The process of building a product is a lot of head’s down work. Lean and agile processes are great but they are incredibly myopic. Daily scrums start with the same three questions, what did you do yesterday, what are you doing today, what prevents you from getting this done? If you think about that, the team is only thinking in 48 hour increments. This is like trying to get from point A to point B while staring at your feet.
Great products are holistic, they are seamless.
They work in an integrated way. So you need to have ways to look up and understand how it all comes together.
These 6 principles guide a lot of process and tools. While we change our methods and tools to suit situations we are always trying to stay true to these principles.
We turn down work that corrupts these values too much. For example, if someone asked us to only deliver designs in static form that would mean we wouldn’t be able to make decisions while using the product and part of the other five principles. We won’t do that project.




Wearable technology is about to explode as a new general consumer technology. What design challenges do these new devices pose?

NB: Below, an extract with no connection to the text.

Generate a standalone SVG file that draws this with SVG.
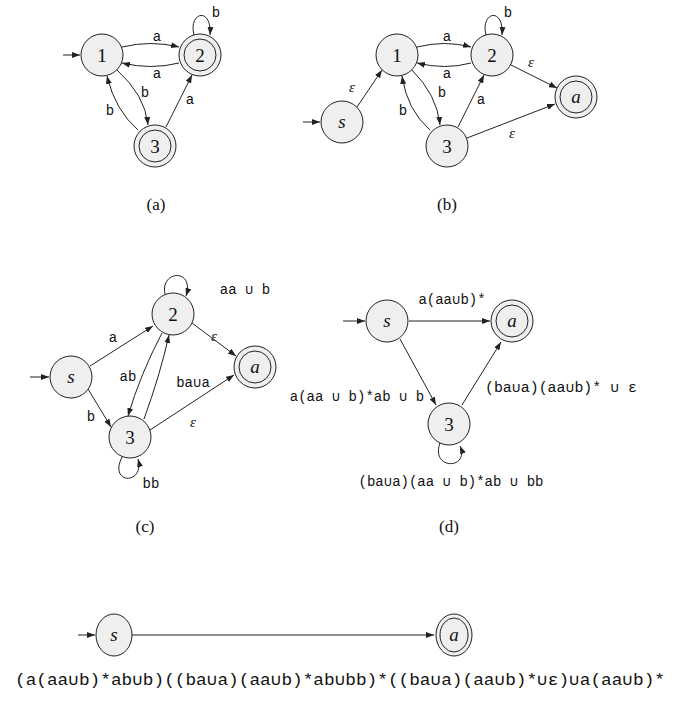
<svg xmlns="http://www.w3.org/2000/svg" width="682" height="709" viewBox="0 0 682 709">
<style>
.n{fill:#efefef;stroke:#222;stroke-width:1}
.in{fill:none;stroke:#222;stroke-width:1}
.e{fill:none;stroke:#222;stroke-width:1;marker-end:url(#ar)}
.t{font-family:"Liberation Serif",serif;font-size:19px;text-anchor:middle;fill:#111}
.v{font-family:"Liberation Serif",serif;font-style:italic;font-size:19px;text-anchor:middle;fill:#111}
.m{font-family:"Liberation Mono","DejaVu Sans Mono",monospace;font-size:14px;text-anchor:middle;fill:#111}
.c{font-family:"Liberation Serif",serif;font-size:17px;text-anchor:middle;fill:#111}
</style>
<defs><marker id="ar" markerWidth="8" markerHeight="6" refX="8" refY="3" orient="auto" markerUnits="userSpaceOnUse"><path d="M0,0L8,3L0,6z" fill="#222"/></marker></defs>
<rect width="682" height="709" fill="#fff"/>
<g id="connectors">
<path class="e" d="M63,55H80"/>
<path class="e" d="M122,47Q151,40 179,47"/>
<path class="e" d="M179,63Q151,70 122,63"/>
<path class="e" d="M194,35C188,12 212,6 210,35"/>
<path class="e" d="M117,70Q145,95 148,125"/>
<path class="e" d="M138,130Q115,110 107,76"/>
<path class="e" d="M166,127L192,75"/>
<path class="e" d="M303,122H320"/>
<path class="e" d="M357,107L382,70"/>
<path class="e" d="M417,47Q445,40 471,47"/>
<path class="e" d="M471,63Q445,70 417,63"/>
<path class="e" d="M486,35C480,12 504,6 502,35"/>
<path class="e" d="M412,70Q437,95 440,125"/>
<path class="e" d="M430,130Q407,110 402,76"/>
<path class="e" d="M458,127L484,75"/>
<path class="e" d="M511,65L557,88"/>
<path class="e" d="M467,138L555,104"/>
<path class="e" d="M30,377H49"/>
<path class="e" d="M90,366L153,326"/>
<path class="e" d="M165,294C160,270 195,268 186,296"/>
<path class="e" d="M192,323L236,356"/>
<path class="e" d="M162,333Q140,375 128,416"/>
<path class="e" d="M144,419Q160,375 169,335"/>
<path class="e" d="M88,389L111,427"/>
<path class="e" d="M150,430L234,375"/>
<path class="e" d="M122,457C108,485 145,485 138,459"/>
<path class="e" d="M343,321H365"/>
<path class="e" d="M409,321H490"/>
<path class="e" d="M400,339L436,405"/>
<path class="e" d="M462,405L501,342"/>
<path class="e" d="M440,443C430,470 470,470 460,446"/>
<path class="e" d="M78,635H95"/>
<path class="e" d="M131,635H434"/>
</g>
<g id="labels">
<text class="m" x="157" y="41">a</text><text class="m" x="157" y="78">a</text>
<text class="m" x="216" y="17">b</text><text class="m" x="145" y="97">b</text>
<text class="m" x="110" y="115">b</text><text class="m" x="190" y="104">a</text>
<text class="v" x="352" y="92" style="font-size:15px">ε</text>
<text class="m" x="447" y="41">a</text><text class="m" x="447" y="78">a</text>
<text class="m" x="508" y="17">b</text><text class="m" x="442" y="97">b</text>
<text class="m" x="403" y="115">b</text><text class="m" x="481" y="104">a</text>
<text class="v" x="531" y="67" style="font-size:15px">ε</text>
<text class="v" x="512" y="138" style="font-size:15px">ε</text>
<text class="m" x="245" y="294">aa ∪ b</text>
<text class="m" x="113" y="342">a</text>
<text class="v" x="214" y="341" style="font-size:15px">ε</text>
<text class="m" x="128" y="381">ab</text>
<text class="m" x="193" y="387">ba∪a</text>
<text class="m" x="91" y="421">b</text>
<text class="v" x="193" y="427" style="font-size:15px">ε</text>
<text class="m" x="151" y="488">bb</text>
<text class="m" x="452" y="304">a(aa∪b)*</text>
<text class="m" x="357" y="401">a(aa ∪ b)*ab ∪ b</text>
<text class="m" x="561" y="392" textLength="152" lengthAdjust="spacingAndGlyphs">(ba∪a)(aa∪b)* ∪ ε</text>
<text class="m" x="451" y="486">(ba∪a)(aa ∪ b)*ab ∪ bb</text>
<text class="m" x="340" y="685" textLength="650" lengthAdjust="spacingAndGlyphs" style="font-size:16px">(a(aa∪b)*ab∪b)((ba∪a)(aa∪b)*ab∪bb)*((ba∪a)(aa∪b)*∪ε)∪a(aa∪b)*</text>
<text class="c" x="156" y="210">(a)</text><text class="c" x="447" y="210">(b)</text>
<text class="c" x="145" y="532">(c)</text><text class="c" x="449" y="532">(d)</text>
</g>
<g id="a1"><circle class="n" cx="102" cy="55" r="21"/><text class="t" x="102" y="62">1</text></g>
<g id="a2"><circle class="n" cx="200" cy="55" r="21"/><circle class="in" cx="200" cy="55" r="16"/><text class="t" x="200" y="62">2</text></g>
<g id="a3"><circle class="n" cx="155" cy="146" r="21"/><circle class="in" cx="155" cy="146" r="16"/><text class="t" x="155" y="153">3</text></g>
<g id="bs"><circle class="n" cx="342" cy="122" r="21"/><text class="v" x="342" y="128">s</text></g>
<g id="b1"><circle class="n" cx="397" cy="55" r="21"/><text class="t" x="397" y="62">1</text></g>
<g id="b2"><circle class="n" cx="492" cy="55" r="21"/><text class="t" x="492" y="62">2</text></g>
<g id="b3"><circle class="n" cx="447" cy="146" r="21"/><text class="t" x="447" y="153">3</text></g>
<g id="ba"><circle class="n" cx="576" cy="97" r="21"/><circle class="in" cx="576" cy="97" r="16"/><text class="v" x="576" y="103">a</text></g>
<g id="cs"><circle class="n" cx="71" cy="377" r="21"/><text class="v" x="71" y="383">s</text></g>
<g id="c2"><circle class="n" cx="173" cy="314" r="21"/><text class="t" x="173" y="321">2</text></g>
<g id="c3"><circle class="n" cx="130" cy="437" r="21"/><text class="t" x="130" y="444">3</text></g>
<g id="ca"><circle class="n" cx="255" cy="367" r="21"/><circle class="in" cx="255" cy="367" r="16"/><text class="v" x="255" y="373">a</text></g>
<g id="ds"><circle class="n" cx="387" cy="321" r="21"/><text class="v" x="387" y="327">s</text></g>
<g id="da"><circle class="n" cx="512" cy="321" r="21"/><circle class="in" cx="512" cy="321" r="16"/><text class="v" x="512" y="327">a</text></g>
<g id="d3"><circle class="n" cx="449" cy="424" r="21"/><text class="t" x="449" y="431">3</text></g>
<g id="es"><ellipse class="n" cx="114" cy="635" rx="18" ry="21"/><text class="v" x="114" y="641">s</text></g>
<g id="ea"><ellipse class="n" cx="454" cy="635" rx="18" ry="21"/><ellipse class="in" cx="454" cy="635" rx="14" ry="17"/><text class="v" x="454" y="641">a</text></g>
</svg>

Wearables are in a very early stage of the hype cycle. In terms of the hardware side of the equation, wearables are primarily fashion. The Watch is a good example of this. It is very focussed on style, which is important to get people to wear these things. I compare that to say Google Glass which wasn’t very stylish. They tried really hard to make it stylish but I don’t think it was very successful.
Most wearables end up in a drawer within 6 months. There is a limit to how much we will wear on our wrists so I think a lot of what we see in wearables space today will not succeed long term. It is murky for me what will succeed.

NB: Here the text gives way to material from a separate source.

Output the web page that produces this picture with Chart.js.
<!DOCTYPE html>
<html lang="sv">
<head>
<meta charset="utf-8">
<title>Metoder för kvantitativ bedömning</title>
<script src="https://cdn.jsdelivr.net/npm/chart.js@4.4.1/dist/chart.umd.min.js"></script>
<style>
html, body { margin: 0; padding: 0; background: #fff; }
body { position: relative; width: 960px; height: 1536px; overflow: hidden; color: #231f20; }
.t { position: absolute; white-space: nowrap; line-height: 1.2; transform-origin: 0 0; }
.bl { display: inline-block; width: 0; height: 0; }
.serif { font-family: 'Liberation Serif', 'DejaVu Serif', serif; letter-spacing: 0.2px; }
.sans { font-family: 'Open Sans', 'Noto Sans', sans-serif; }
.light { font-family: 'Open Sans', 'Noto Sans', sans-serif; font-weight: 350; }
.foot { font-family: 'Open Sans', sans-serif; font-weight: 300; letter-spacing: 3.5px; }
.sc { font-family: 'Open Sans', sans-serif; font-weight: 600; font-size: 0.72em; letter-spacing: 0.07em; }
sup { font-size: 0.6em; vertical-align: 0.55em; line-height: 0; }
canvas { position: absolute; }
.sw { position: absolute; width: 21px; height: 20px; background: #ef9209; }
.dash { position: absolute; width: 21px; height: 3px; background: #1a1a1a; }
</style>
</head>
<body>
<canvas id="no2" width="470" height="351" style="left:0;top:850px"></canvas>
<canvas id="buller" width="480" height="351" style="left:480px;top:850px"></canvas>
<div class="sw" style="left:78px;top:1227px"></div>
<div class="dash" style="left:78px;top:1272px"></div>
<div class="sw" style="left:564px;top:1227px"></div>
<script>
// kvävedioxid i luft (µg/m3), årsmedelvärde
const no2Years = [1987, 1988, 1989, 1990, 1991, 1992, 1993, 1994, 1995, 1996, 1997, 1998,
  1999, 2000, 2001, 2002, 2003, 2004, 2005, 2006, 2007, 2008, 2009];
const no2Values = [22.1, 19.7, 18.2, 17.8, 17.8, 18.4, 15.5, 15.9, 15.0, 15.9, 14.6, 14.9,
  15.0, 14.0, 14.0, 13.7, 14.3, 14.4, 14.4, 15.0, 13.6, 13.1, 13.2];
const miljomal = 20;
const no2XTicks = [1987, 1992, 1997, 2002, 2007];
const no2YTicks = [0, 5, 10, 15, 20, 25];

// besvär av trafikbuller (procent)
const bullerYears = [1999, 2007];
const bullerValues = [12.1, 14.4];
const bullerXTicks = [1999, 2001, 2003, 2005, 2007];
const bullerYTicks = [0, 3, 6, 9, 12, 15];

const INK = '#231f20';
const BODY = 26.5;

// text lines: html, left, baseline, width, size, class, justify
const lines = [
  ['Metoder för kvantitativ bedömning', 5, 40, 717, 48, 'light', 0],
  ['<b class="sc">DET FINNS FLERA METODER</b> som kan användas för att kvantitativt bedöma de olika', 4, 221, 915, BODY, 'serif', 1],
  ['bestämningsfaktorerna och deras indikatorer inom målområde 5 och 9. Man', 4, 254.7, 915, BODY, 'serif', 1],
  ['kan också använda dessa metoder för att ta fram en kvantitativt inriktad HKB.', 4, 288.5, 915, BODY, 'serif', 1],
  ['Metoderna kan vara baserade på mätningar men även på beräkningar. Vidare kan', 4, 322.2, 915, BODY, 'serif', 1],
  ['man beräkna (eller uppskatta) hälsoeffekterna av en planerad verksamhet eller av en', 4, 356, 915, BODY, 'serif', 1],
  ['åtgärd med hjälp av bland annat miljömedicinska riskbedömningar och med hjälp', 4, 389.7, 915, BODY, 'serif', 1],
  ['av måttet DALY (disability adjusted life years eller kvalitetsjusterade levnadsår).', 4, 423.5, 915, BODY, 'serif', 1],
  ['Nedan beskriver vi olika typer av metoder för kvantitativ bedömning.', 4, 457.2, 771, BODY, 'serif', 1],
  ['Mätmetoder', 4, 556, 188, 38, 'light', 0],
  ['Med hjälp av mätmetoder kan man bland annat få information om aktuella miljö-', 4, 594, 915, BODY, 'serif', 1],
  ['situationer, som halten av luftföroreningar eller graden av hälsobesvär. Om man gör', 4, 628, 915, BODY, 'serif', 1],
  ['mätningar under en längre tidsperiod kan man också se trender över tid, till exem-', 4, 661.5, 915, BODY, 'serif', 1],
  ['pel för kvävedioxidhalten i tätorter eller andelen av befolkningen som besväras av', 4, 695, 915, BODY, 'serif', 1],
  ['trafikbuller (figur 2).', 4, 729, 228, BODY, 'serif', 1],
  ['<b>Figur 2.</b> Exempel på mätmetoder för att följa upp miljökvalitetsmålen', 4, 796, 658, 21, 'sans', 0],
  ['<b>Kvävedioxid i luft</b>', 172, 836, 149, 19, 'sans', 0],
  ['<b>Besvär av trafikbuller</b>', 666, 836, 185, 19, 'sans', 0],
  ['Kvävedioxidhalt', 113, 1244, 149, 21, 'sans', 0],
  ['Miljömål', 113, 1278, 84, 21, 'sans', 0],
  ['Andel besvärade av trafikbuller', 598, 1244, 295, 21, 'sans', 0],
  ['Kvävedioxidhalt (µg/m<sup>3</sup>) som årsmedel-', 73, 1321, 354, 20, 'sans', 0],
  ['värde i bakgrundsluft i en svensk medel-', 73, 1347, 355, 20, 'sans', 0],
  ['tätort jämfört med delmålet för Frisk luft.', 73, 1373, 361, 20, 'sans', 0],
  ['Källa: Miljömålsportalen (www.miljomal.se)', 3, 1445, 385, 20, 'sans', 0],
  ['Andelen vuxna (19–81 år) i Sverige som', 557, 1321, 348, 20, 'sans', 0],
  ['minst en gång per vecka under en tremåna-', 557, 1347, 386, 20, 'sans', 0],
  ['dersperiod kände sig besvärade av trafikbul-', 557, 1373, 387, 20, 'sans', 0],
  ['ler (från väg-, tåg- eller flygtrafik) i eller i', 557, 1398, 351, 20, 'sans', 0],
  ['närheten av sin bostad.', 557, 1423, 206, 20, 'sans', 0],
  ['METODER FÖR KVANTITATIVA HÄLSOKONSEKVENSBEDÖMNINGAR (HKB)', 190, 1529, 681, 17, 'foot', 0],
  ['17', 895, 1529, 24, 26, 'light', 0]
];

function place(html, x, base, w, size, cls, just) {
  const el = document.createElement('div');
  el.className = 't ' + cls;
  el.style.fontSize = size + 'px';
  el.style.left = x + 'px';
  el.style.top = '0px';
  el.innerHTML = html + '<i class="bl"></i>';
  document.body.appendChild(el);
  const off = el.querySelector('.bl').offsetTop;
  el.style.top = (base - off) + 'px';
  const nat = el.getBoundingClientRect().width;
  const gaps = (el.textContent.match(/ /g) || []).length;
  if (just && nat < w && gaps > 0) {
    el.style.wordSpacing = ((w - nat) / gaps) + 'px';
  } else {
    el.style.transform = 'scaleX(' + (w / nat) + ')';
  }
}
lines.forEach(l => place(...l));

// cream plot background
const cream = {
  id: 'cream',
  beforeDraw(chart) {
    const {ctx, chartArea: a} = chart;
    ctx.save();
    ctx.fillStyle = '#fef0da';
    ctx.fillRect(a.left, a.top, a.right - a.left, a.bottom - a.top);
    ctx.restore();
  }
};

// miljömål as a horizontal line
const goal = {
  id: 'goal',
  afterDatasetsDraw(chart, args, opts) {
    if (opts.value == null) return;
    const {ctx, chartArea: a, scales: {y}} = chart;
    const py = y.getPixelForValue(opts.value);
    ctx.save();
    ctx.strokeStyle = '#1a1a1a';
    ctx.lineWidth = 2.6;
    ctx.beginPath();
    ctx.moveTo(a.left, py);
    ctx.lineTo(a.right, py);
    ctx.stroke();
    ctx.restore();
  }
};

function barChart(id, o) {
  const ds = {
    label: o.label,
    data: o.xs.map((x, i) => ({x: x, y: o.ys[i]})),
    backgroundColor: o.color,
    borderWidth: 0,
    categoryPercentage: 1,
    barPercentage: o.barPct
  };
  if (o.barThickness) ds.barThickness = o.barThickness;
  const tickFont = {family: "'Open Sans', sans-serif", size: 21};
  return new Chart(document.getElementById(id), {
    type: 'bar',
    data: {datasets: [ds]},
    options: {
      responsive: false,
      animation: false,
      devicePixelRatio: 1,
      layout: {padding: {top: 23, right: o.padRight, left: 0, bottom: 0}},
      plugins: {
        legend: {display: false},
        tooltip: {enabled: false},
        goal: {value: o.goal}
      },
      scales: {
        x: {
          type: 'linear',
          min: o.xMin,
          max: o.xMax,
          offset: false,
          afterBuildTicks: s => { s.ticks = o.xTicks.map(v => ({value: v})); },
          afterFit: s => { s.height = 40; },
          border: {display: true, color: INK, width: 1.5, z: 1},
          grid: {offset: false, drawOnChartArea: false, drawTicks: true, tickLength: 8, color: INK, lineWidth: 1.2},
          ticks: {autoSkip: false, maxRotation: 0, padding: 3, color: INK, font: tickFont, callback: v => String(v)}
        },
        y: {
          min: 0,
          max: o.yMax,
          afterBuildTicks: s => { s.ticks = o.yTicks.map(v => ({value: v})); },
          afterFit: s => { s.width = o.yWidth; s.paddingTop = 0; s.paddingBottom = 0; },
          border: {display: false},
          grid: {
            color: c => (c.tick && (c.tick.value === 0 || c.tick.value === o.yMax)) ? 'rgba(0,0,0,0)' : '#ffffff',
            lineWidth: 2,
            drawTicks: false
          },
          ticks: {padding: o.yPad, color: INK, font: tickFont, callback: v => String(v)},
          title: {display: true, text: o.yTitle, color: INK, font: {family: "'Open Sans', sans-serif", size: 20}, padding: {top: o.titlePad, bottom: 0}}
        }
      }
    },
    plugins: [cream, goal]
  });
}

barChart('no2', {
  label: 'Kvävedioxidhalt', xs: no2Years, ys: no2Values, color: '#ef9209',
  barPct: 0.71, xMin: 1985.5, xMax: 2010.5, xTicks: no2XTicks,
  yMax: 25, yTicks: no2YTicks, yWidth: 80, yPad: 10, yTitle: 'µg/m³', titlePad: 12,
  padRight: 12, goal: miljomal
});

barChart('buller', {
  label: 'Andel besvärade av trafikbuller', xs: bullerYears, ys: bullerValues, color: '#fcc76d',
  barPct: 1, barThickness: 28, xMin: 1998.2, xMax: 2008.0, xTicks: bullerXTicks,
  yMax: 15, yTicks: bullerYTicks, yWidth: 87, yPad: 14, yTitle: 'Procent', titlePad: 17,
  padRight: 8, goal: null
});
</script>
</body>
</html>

I think that as sensors shrink and phones get better at being a ubiquitous sensor a lot of wearables will either vanish into clothes or into the phone.

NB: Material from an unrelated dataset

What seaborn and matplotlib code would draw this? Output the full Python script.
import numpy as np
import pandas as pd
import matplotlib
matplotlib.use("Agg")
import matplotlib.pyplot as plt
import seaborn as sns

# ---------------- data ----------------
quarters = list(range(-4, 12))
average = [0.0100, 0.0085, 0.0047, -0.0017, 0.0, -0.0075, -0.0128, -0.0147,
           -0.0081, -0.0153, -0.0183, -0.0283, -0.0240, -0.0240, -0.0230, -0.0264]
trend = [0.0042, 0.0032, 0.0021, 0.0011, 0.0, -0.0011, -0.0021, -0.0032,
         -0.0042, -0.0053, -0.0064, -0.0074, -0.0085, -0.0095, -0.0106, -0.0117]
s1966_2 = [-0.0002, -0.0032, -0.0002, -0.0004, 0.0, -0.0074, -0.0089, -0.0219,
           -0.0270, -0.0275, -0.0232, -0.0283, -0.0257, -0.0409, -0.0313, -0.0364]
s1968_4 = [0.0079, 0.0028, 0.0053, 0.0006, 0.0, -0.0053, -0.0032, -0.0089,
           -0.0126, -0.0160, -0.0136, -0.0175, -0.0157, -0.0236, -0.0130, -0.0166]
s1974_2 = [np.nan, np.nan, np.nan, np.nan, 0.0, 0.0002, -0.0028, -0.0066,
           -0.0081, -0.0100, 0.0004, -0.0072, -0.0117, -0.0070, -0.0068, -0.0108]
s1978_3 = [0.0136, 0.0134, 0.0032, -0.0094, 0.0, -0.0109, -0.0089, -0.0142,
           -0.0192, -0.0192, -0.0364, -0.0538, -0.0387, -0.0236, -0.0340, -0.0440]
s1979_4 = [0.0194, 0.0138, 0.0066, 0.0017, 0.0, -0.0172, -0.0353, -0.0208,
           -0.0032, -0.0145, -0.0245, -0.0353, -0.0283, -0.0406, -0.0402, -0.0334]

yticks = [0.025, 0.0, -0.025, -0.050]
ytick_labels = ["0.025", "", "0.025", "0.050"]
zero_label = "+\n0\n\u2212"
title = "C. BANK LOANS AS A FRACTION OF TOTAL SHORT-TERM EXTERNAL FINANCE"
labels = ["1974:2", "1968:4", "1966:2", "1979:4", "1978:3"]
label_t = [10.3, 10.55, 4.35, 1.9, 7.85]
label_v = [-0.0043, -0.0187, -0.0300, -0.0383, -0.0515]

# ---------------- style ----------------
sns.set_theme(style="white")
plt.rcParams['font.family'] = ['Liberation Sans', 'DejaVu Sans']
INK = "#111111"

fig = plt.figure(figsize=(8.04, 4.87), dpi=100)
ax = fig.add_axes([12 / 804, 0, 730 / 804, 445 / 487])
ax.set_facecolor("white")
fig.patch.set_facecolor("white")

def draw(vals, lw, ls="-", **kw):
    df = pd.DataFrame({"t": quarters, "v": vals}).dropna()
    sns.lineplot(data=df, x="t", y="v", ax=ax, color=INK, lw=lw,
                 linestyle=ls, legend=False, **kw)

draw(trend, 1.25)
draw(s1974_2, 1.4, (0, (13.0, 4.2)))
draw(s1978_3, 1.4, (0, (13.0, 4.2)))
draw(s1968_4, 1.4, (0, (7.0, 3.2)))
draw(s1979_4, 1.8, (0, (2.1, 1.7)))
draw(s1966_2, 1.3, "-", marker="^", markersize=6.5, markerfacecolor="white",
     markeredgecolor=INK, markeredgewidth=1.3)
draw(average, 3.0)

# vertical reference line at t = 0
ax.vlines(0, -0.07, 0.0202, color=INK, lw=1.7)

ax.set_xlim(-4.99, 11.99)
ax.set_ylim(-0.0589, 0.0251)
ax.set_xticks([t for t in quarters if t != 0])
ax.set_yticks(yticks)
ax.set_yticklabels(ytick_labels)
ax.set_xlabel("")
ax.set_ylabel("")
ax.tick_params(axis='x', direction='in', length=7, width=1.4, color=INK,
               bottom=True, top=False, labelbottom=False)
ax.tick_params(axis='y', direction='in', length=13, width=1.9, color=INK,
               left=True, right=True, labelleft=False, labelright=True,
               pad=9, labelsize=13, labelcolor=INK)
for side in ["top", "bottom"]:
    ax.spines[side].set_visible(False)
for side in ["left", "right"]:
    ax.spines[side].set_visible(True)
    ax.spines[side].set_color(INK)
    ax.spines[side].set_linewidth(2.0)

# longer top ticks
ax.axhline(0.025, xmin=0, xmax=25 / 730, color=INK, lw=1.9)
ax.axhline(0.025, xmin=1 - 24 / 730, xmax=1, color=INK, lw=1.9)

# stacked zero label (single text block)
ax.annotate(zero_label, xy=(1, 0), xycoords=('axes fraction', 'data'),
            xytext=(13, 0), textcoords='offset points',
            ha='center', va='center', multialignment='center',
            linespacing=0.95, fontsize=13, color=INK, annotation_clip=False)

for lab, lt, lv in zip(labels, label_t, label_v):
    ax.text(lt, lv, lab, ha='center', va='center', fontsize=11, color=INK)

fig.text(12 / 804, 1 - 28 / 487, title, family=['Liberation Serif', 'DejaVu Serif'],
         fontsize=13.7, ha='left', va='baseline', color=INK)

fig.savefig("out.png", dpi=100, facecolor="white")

I think highly specialized wearables for extremely complex measurements will exist for a while. I am an advisor for a Toronto based startup called Push which makes a wearable for weight training. It provides sophisticated tracking of force and energy which is great for elite athletes or people who are really into training (Crossfit, Olympic lifting etc.). I think eventually their sensors will end up inside another device. This means that the future of the business is actually on the software side of the equation.
The software side is where it gets interesting. Nike+ really did this the best. Their hardware wasn’t anything more than a pedometer but the ability to take that data and put into a dashboard, create challenges with friends, make running more like a game that you are trying to get better at, is what made that product such an early success.

What types of designers to you have working at Teehan + Lax? And what are the things you look for in a new hire?
Traditionally our designers are pretty senior. We haven’t been great at working with more junior people so we tended to hire very high functioning autonomous individuals.
The designers we hire are interested in product design versus advertising or graphic design which are more communication arts. So they are people who enjoy the challenges of making something people will use. This is a specific set of skills and interests. It’s not for everyone.
We have started to take steps to create ways for us to bring in more junior designers and teach them how to do product design. We just aren’t seeing that many designers coming out of school with these skills. The schools are still training students in marketing since that has traditionally been the job market.
Programs like HackerYou and Bitmaker Labs are turning out some interesting designers that we are very bullish on.
We look for people who have good design chops and a desire to work on product. Typically, if you have those two things you probably also have some code skills. These people are craftspeople, they are builders. We want to see a level of product thinking – that means being able to conceive of features that people will use.